Reproduce all of the data exactly.
== == ==
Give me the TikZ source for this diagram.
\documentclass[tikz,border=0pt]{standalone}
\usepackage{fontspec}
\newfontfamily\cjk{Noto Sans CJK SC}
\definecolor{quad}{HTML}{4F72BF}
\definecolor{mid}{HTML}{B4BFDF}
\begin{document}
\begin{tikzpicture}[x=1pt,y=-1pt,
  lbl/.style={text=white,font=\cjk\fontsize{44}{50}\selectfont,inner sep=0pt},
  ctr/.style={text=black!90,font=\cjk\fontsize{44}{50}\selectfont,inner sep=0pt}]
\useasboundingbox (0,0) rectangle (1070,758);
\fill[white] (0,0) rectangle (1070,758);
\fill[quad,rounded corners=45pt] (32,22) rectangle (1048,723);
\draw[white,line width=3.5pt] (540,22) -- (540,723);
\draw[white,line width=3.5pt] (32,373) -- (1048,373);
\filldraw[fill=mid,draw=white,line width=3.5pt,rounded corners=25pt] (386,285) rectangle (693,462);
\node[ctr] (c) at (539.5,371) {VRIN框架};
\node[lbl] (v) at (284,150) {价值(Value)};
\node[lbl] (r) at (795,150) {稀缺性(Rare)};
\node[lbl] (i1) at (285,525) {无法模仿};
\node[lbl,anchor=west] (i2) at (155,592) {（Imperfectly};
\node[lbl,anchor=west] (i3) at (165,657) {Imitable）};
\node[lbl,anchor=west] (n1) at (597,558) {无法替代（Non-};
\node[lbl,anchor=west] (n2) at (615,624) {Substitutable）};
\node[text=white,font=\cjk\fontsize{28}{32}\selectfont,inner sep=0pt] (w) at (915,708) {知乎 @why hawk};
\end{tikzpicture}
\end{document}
== == ==
RESPONSE FOR THIS EXERCISE —
Give me the TikZ source for this diagram.
\documentclass[tikz,border=0pt]{standalone}
\usepackage{fontspec}
\newfontfamily\cjk{Noto Sans CJK SC}
\definecolor{quad}{HTML}{4F72BF}
\definecolor{mid}{HTML}{B4BFDF}
\begin{document}
\begin{tikzpicture}[x=1pt,y=-1pt,
  lbl/.style={text=white,font=\cjk\fontsize{44}{50}\selectfont,inner sep=0pt},
  ctr/.style={text=black!90,font=\cjk\fontsize{44}{50}\selectfont,inner sep=0pt}]
\useasboundingbox (0,0) rectangle (1070,758);
\fill[white] (0,0) rectangle (1070,758);
\fill[quad,rounded corners=45pt] (32,22) rectangle (1048,723);
\draw[white,line width=3.5pt] (540,22) -- (540,723);
\draw[white,line width=3.5pt] (32,373) -- (1048,373);
\filldraw[fill=mid,draw=white,line width=3.5pt,rounded corners=25pt] (386,285) rectangle (693,462);
\node[ctr] (c) at (539.5,371) {VRIN框架};
\node[lbl] (v) at (284,150) {价值(Value)};
\node[lbl] (r) at (795,150) {稀缺性(Rare)};
\node[lbl] (i1) at (285,525) {无法模仿};
\node[lbl,anchor=west] (i2) at (155,592) {（Imperfectly};
\node[lbl,anchor=west] (i3) at (165,657) {Imitable）};
\node[lbl,anchor=west] (n1) at (597,558) {无法替代（Non-};
\node[lbl,anchor=west] (n2) at (615,624) {Substitutable）};
\node[text=white,font=\cjk\fontsize{28}{32}\selectfont,inner sep=0pt] (w) at (915,708) {知乎 @why hawk};
\end{tikzpicture}
\end{document}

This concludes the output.